All eight justices rejected Gorsuch’s approach. IDEA, Chief Justice Roberts wrote, “is markedly more demanding than the ‘merely more than de minimis’ test applied by the Tenth Circuit.” Indeed, Roberts added, Gorsuch’s approach would effectively strip many disabled students of their right to an education. Roberts went on:

When all is said and done, a student offered an educational program providing “merely more than de minimis” progress from year to year can hardly be said to have been offered an education at all. For children with disabilities, receiving instruction that aims so low would be tantamount to “sitting idly . . . awaiting the time when they were old enough to ‘drop out.’”

To the contrary, the unanimous Supreme Court concluded, in most cases a student’s progress should be measured according to whether they are able to keep up with their non-disabled peers.

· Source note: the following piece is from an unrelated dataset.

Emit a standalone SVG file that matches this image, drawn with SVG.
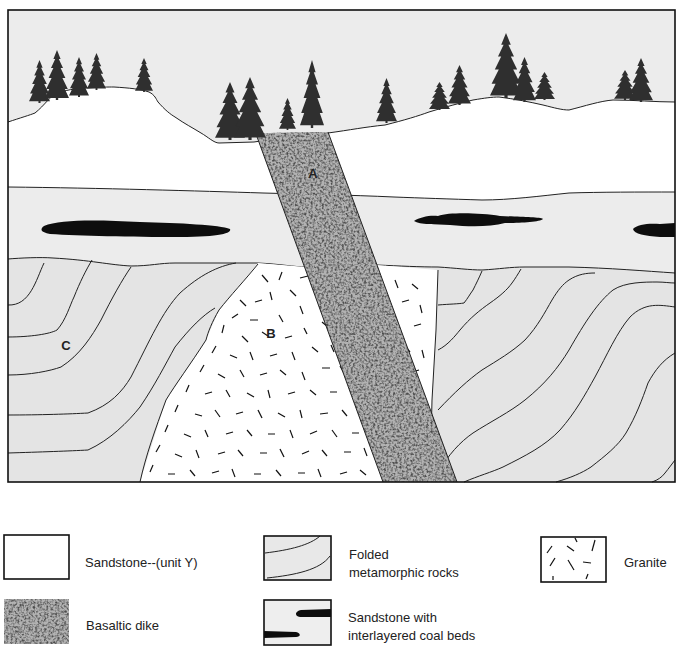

Just compare and contrast with the discussion about the "frozen trucker" below.  As the lawyers say, the thing speaks for itself (res ipsa loquitur).  And where the law doesn't allow a rigid and constrained interpretation that denies an individual human being benefits, invent one.  As Think Progress notes, the insertion of the word "merely" by Gorsuch transformed the floor set by Congress into a ceiling.  Because, you know, the law matters, but people don't; even when the law says they do.  As Sen. Franken said, it makes one question the judge's judgment.